Christian Entertainment Industry Facing More Success

With plenty of Christian-themed movies being released recently, as well as a highly anticipated up-and-coming musical, the Christian entertainment industry is on the rise.

On Wednesday, “Miracles From Heaven,” a film about a young girl battling an incurable disease, opened to just under $2 million. Anna Beam, a 10-year-old who has pseudo-obstruction motility disorder climbs a tree and falls off and into a coma. After coming out of the coma, Anna describes a visit to heaven, and all her symptoms are gone.

“Miracles from Heaven” is just one of many religious films that have been released this Easter season. As CrossWalk reports, “God’s Not Dead 2,” “Risen,” and “The Young Messiah” are all faith-based films that are seeing some success.
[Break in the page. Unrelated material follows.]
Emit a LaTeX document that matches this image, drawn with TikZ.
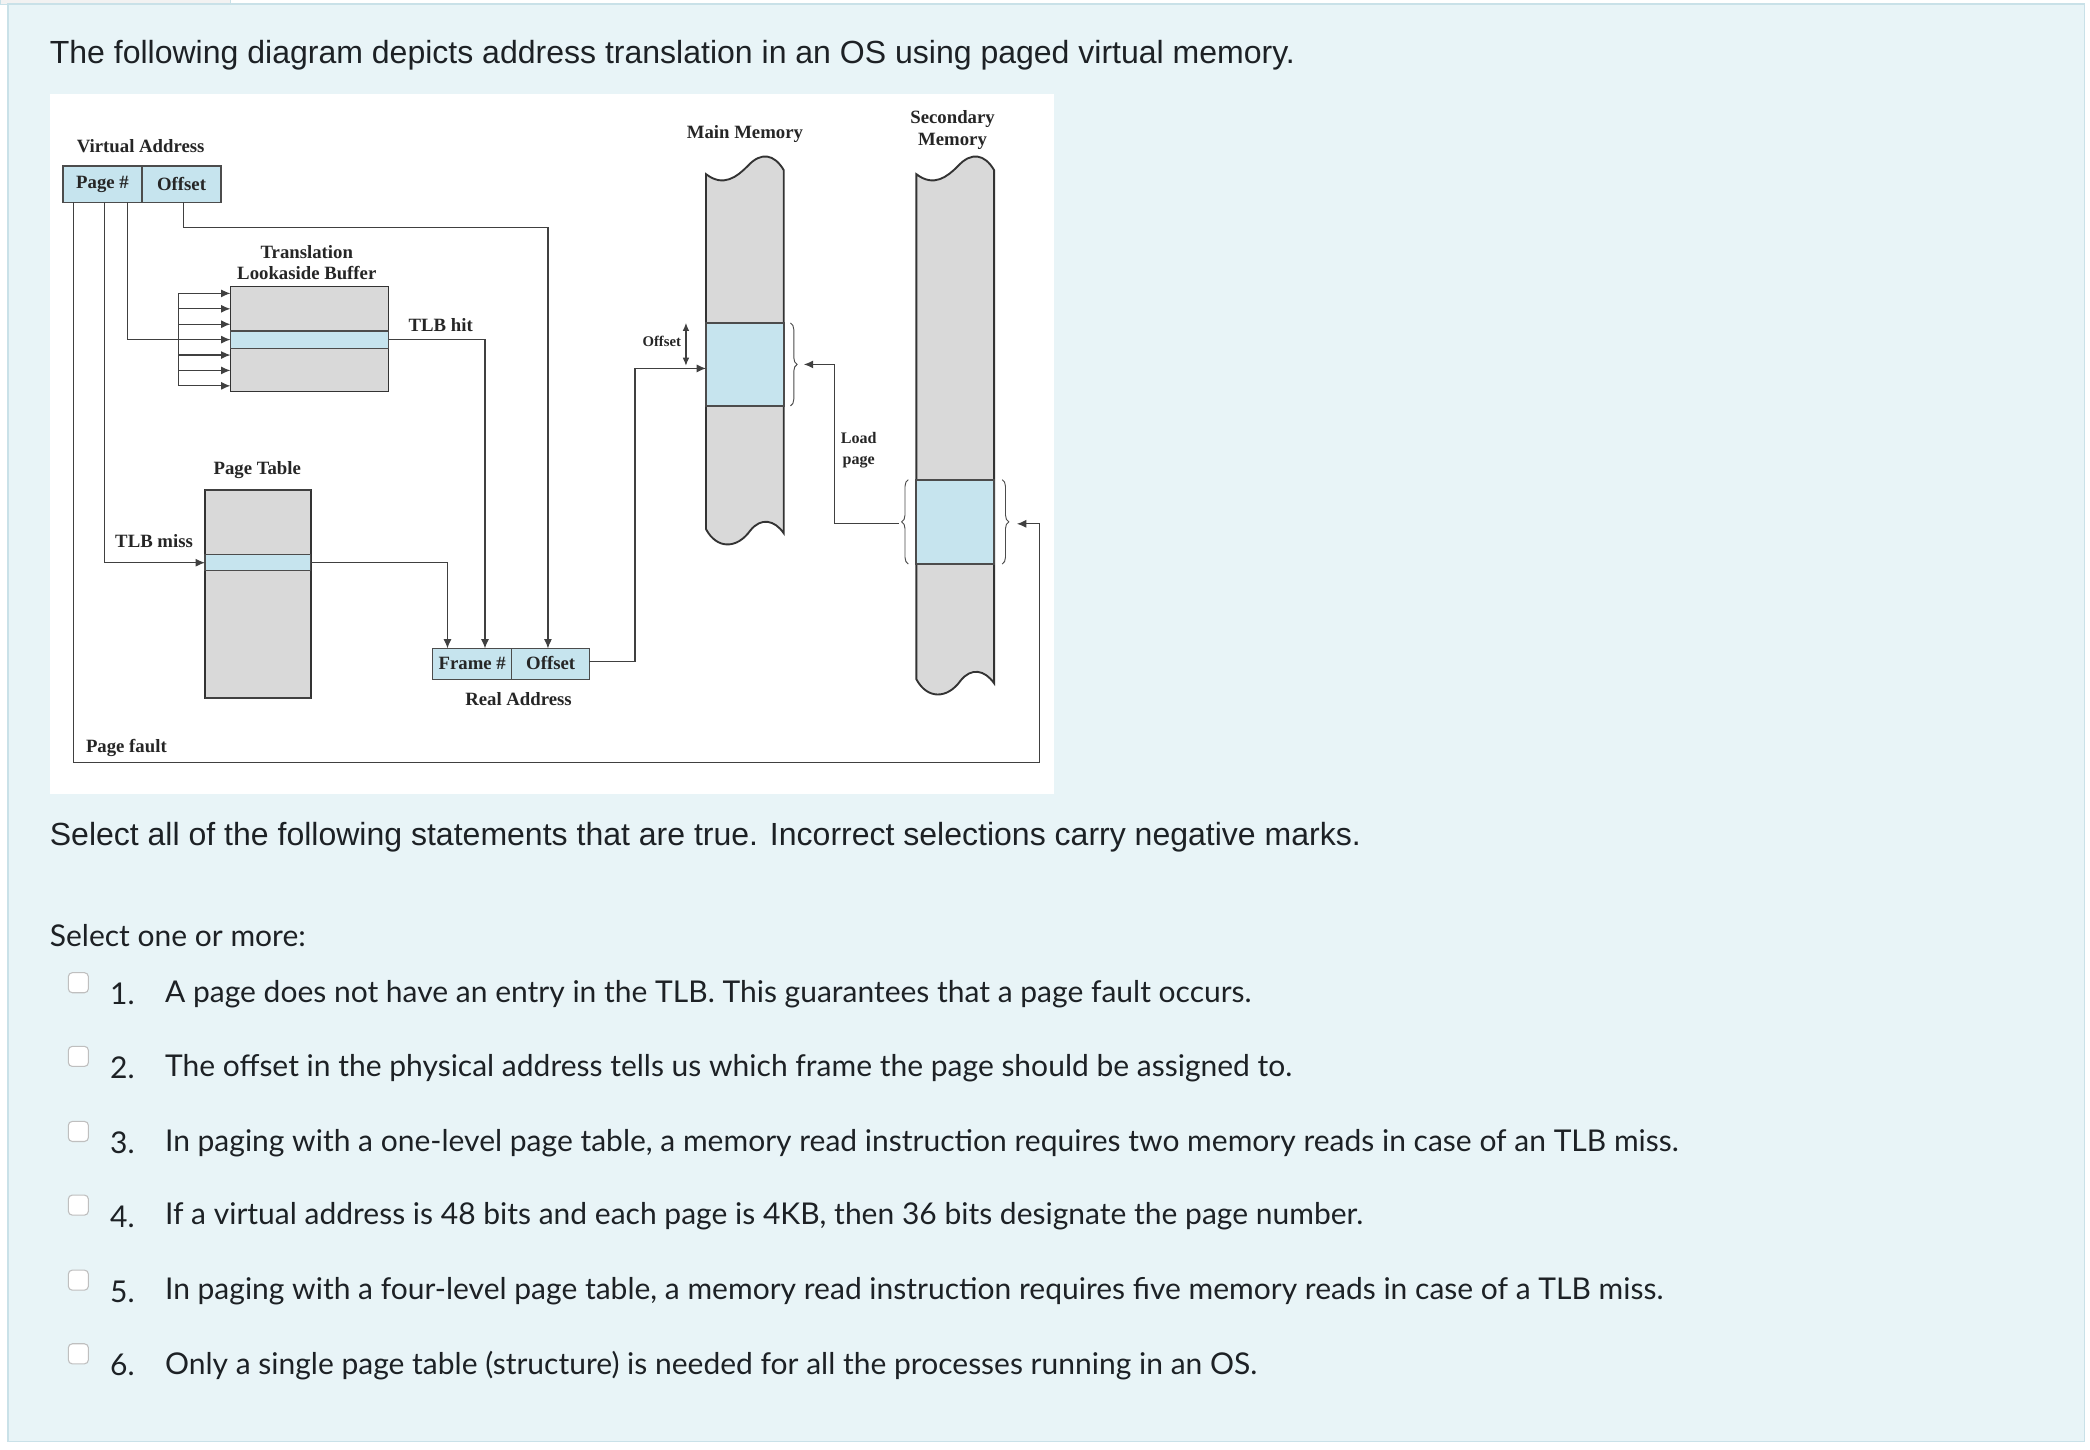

Senior media analyst for ComScore Paul Dergarabedian said the success of faith-based films can sometimes be accredited to the star power that is associated with them. “The ones that have star power seem to do better,” Dergarabedian stated, “Having higher profile actors who are known for being in secular movies tends to give them a boost.”

That very well may be the case for the up-and-coming faith musical, “Passion.” Tyler Perry’s name is attached to this musical, so the star power is certainly there.

According to Christian Post, along with Perry, Seal and Trisha Yearwood will also be involved in the musical, adding even more star power.

Christian films are serving as more than just entertainment for people now. Like the 3.5 trillion photos that have been taken since photography was first invented, these films are acting as wonderful memories for families as well.

In an article by Variety, the changing of the ways in which these films are made is resulting in newfound success.

Devon Frankin, a producer on “Miracles from Heaven,” said that “People underestimate how much the faith-based community and the public at large wants movies that can inspire and uplift them.”

Christian film directors hope that their movies resonate with many people. “My hope is that people go in, have a good cry, and walk out with a renewed sense of life and of the joy of living,” director Patricia Riggen stated. “I wanted it to be inclusive of all faiths and speak to non-believers as well.”